Por Luis Jaime Cisneros
Agosto es un nuevo semestre para la escuela y para la enseñanza superior. Este año y el siguiente son, además, años en que sería bueno oír qué opinan los candidatos sobre la educación pública. Porque necesitamos tener una idea clara del país que integramos; de lo que en este país hemos generado y de lo que esperamos para lo porvenir. Si hasta ahora todo parece haber fracasado, es porque nunca tuvimos en cuenta que el progreso implicaba cambios rigurosos en el sistema educativo, dado que los ideales que la escuela debía infundir no siempre eran los mismos. En muchos aspectos, algunos temas educativos ya existían en el siglo XIX. No advertimos que somos una sociedad anclada en un mundo en que se han deteriorado muchos valores y el dinero ha alcanzado inusitado prestigio. En esa sociedad se mueven nuestros estudiantes. Debemos trabajar para corregir muchas cosas, y para asegurar aquellos valores sin cuya vigencia la escuela carece de contenido educativo. Fundamentalmente, el trabajo escolar debe ayudar al alumno a ser (y a considerarse) persona.

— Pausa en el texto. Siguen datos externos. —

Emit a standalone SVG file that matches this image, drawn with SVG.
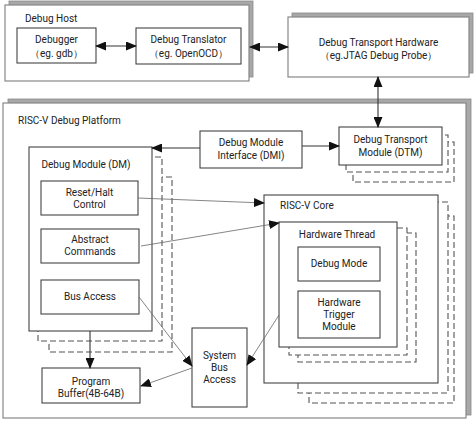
<svg xmlns="http://www.w3.org/2000/svg" width="474" height="422" viewBox="0 0 474 422">
<style>
text{font-family:Roboto,"Liberation Sans",Arial,sans-serif;font-size:10px;fill:#222}
.c{text-anchor:middle}
.box{fill:#fff;stroke:#444;stroke-width:1.1}
.outer{fill:#fff;stroke:#888;stroke-width:1.2}
.shadow{fill:#a8a8a8;stroke:#888;stroke-width:0.8}
.dash{fill:#fff;stroke:#555;stroke-width:1.1;stroke-dasharray:6 3}
.ln{fill:none;stroke:#333;stroke-width:1.1}
.tl{fill:none;stroke:#666;stroke-width:0.8}
</style>
<defs>
<marker id="ah" markerUnits="userSpaceOnUse" markerWidth="11" markerHeight="9" refX="10" refY="4.5" orient="auto-start-reverse" viewBox="0 0 11 9">
<path d="M0,0 L11,4.5 L0,9 z" fill="#111"/>
</marker>
</defs>
<rect width="474" height="422" fill="#fff"/>

<g id="debug-host">
<rect class="shadow" x="9" y="1" width="244" height="76"/>
<rect class="outer" x="5" y="5" width="244" height="76"/>
<text x="25" y="22">Debug Host</text>
</g>
<g id="debugger">
<rect class="box" x="17" y="28" width="79" height="35"/>
<text class="c" x="56.5" y="43">Debugger</text>
<text class="c" x="56.5" y="57">（eg. gdb）</text>
</g>
<g id="debug-translator">
<rect class="box" x="136" y="28" width="105" height="36"/>
<text class="c" x="188.5" y="43">Debug Translator</text>
<text class="c" x="188.5" y="57">（eg. OpenOCD）</text>
</g>
<g id="debug-transport-hardware">
<rect class="shadow" x="292" y="13" width="181" height="60"/>
<rect class="outer" x="288" y="17" width="181" height="60"/>
<text class="c" x="378.5" y="46">Debug Transport Hardware</text>
<text class="c" x="378.5" y="59">（eg.JTAG Debug Probe）</text>
</g>

<g id="platform">
<rect class="shadow" x="8" y="99" width="463" height="316"/>
<rect class="outer" x="3" y="103" width="463" height="315"/>
<text x="18" y="124">RISC-V Debug Platform</text>
</g>

<g id="dmi">
<rect class="box" x="200" y="131" width="102" height="37"/>
<text class="c" x="251" y="146">Debug Module</text>
<text class="c" x="251" y="159">Interface (DMI)</text>
</g>
<g id="dtm">
<rect class="dash" x="353" y="142" width="101" height="40"/>
<rect class="dash" x="346" y="135" width="102" height="37"/>
<rect class="box" x="339" y="127" width="103" height="38"/>
<text class="c" x="390.5" y="143">Debug Transport</text>
<text class="c" x="390.5" y="156">Module (DTM)</text>
</g>

<g id="dm">
<rect class="dash" x="49" y="177" width="123" height="175"/>
<rect class="dash" x="38" y="157" width="124" height="184"/>
<rect class="box" x="29" y="147" width="123" height="184"/>
<text class="c" x="86" y="168">Debug Module (DM)</text>
</g>
<g id="reset-halt">
<rect class="box" x="41" y="181" width="97" height="34"/>
<text class="c" x="89.5" y="196">Reset/Halt</text>
<text class="c" x="89.5" y="208">Control</text>
</g>
<g id="abstract-commands">
<rect class="box" x="41" y="229" width="98" height="34"/>
<text class="c" x="90" y="243">Abstract</text>
<text class="c" x="90" y="255">Commands</text>
</g>
<g id="bus-access">
<rect class="box" x="41" y="280" width="98" height="34"/>
<text class="c" x="90" y="300">Bus Access</text>
</g>
<g id="program-buffer">
<rect class="box" x="42" y="368" width="98" height="35"/>
<text class="c" x="91" y="385">Program</text>
<text class="c" x="91" y="397">Buffer(4B-64B)</text>
</g>
<g id="system-bus-access">
<rect class="box" x="192" y="328" width="55" height="79"/>
<text class="c" x="219.5" y="359">System</text>
<text class="c" x="219.5" y="371">Bus</text>
<text class="c" x="219.5" y="383">Access</text>
</g>

<g id="riscv-core">
<rect class="dash" x="309" y="216" width="145" height="187"/>
<rect class="dash" x="298" y="202" width="150" height="191"/>
<rect class="box" x="264" y="195" width="174" height="188"/>
<text x="280" y="209">RISC-V Core</text>
</g>
<g id="hardware-thread">
<rect class="dash" x="298" y="233" width="118" height="129"/>
<rect class="dash" x="289" y="228" width="118" height="127"/>
<rect class="box" x="279" y="222" width="118" height="125"/>
<text class="c" x="337" y="238">Hardware Thread</text>
</g>
<g id="debug-mode">
<rect class="box" x="298" y="247" width="82" height="34"/>
<text class="c" x="339" y="267">Debug Mode</text>
</g>
<g id="hardware-trigger">
<rect class="box" x="298" y="291" width="82" height="47"/>
<text class="c" x="339" y="306">Hardware</text>
<text class="c" x="339" y="318">Trigger</text>
<text class="c" x="339" y="330">Module</text>
</g>

<g id="connectors">
<line class="ln" x1="96" y1="46" x2="136" y2="46" marker-start="url(#ah)" marker-end="url(#ah)"/>
<line class="ln" x1="250" y1="47" x2="288" y2="47" marker-start="url(#ah)" marker-end="url(#ah)"/>
<line class="ln" x1="378" y1="77" x2="378" y2="127" marker-start="url(#ah)" marker-end="url(#ah)"/>
<line class="ln" x1="302" y1="146" x2="339" y2="146" marker-end="url(#ah)"/>
<line class="ln" x1="200" y1="148" x2="152" y2="148" marker-end="url(#ah)"/>
<line class="ln" x1="90" y1="331" x2="90" y2="368" marker-end="url(#ah)"/>
<line class="tl" x1="138" y1="198" x2="264" y2="203" marker-end="url(#ah)"/>
<line class="tl" x1="141" y1="246" x2="279" y2="223" marker-end="url(#ah)"/>
<line class="tl" x1="139" y1="297" x2="192" y2="366" marker-end="url(#ah)"/>
<line class="tl" x1="192" y1="368" x2="141" y2="386" marker-end="url(#ah)"/>
<line class="tl" x1="279" y1="315" x2="247" y2="365" marker-end="url(#ah)"/>
</g>
</svg>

Sabido es que lo que cuenta para evaluar el sistema educativo gigante son los resultados. Y basta que la autoridad reconozca resultados deficientes para echarse a investigar qué ocurre: si se trata de los métodos, de los temas, de las lecturas, de los maestros. Lo importante no es oír muchas opiniones, sino la información científica que la respalda. La escuela urbana constituye (y ahora lo sabemos) una realidad distinta de la escuela rural. Esas realidades deben ser enfocadas desde la zona interesada. Hoy hay zonas rurales que han diseñado sistemas que merecen atención y constituyen ejemplo para analizar. Hay que aceptar hoy una realidad: los problemas educativos del mundo rural los deben resolver los expertos del mundo rural; son asuntos de orden sociológico y no administrativo. Cada zona del país debe recibir la educación que necesita.
Y hay que abrir espacio para hablar de la vocación magisterial. Si el maestro no se ve respaldado por una auténtica vocación, no hay para qué hablar de educación. Y esa vocación no se halla necesariamente vinculada con una determinada disciplina. Tiene que ver con el estudiante, que es un predio desconocido. Enseñar, sabiendo que no todos los muchachos tienen el mismo grado de atención, ni el mismo tipo de interés por el estudio. Ni el mismo grado de inteligencia. Si a uno no le interesan realmente estos requisitos, no hay vocación que respalde propósitos de enseñanza. Hay que hallarse en condiciones de trabajar con estudiantes que no tienen confianza asegurada en su propio ritmo intelectual. Necesitamos alumnos que estén listos para recibir el conocimiento con alegría. Muchas veces todo eso se logra como fruto de conversaciones y no de clases sobre una determinada disciplina. Para ofrecer enseñanza de calidad, el maestro necesita conocer al alumno. Si leyéramos el Balance preparado en el 2009 por el Consejo Nacional de Educación tendríamos una idea clara de las dificultades a que hay que hacer frente.
Hasta que no logremos arraigar en la conciencia nacional que somos un país pluricultural y plurilingüe no habrá modo de que nuestra política educativa logre estabilidad. En el curso de Educación Cívica, todo alumno debe haber recibido conocimiento firme sobre las condiciones socioculturales del Perú. Somos un país pluricultural y plurilingüe. Esa condición histórica que heredamos, debe ser tenida en cuenta a la hora de encarar nuestra política educativa. El secreto está en que las lenguas naturales son aquellas que uno recibe en el hogar y cultiva en el barrio. Es opinión científica consagrada que esa es la lengua en que la escuela debe ofrecer los primeros conocimientos. Es un destino lingüístico que la escuela no puede torcer. Ese criterio garantiza una buena formación social. No debemos olvidar que Sendero Luminoso combatió ese criterio, amparado en explicaciones ajenas a la realidad. Sea cual fuere, la lengua heredada es la que garantiza nuestra condición humana. Cuando el país entero, por obra de la escuela, se haya convencido de esa realidad, el Perú tendrá la forma que para él soñaron nuestros abuelos y todos sentiremos que el país ha adquirido el tamaño de la esperanza.
Siempre espero que algún ministro de Educación convoque a todos los alumnos de los últimos años de secundaria a un coloquio para oír qué opinan sobre su educación: si han recibido lo que esperaban y qué creen que les hace falta. De repente, descubriremos que estábamos trabajando para una generación inexistente.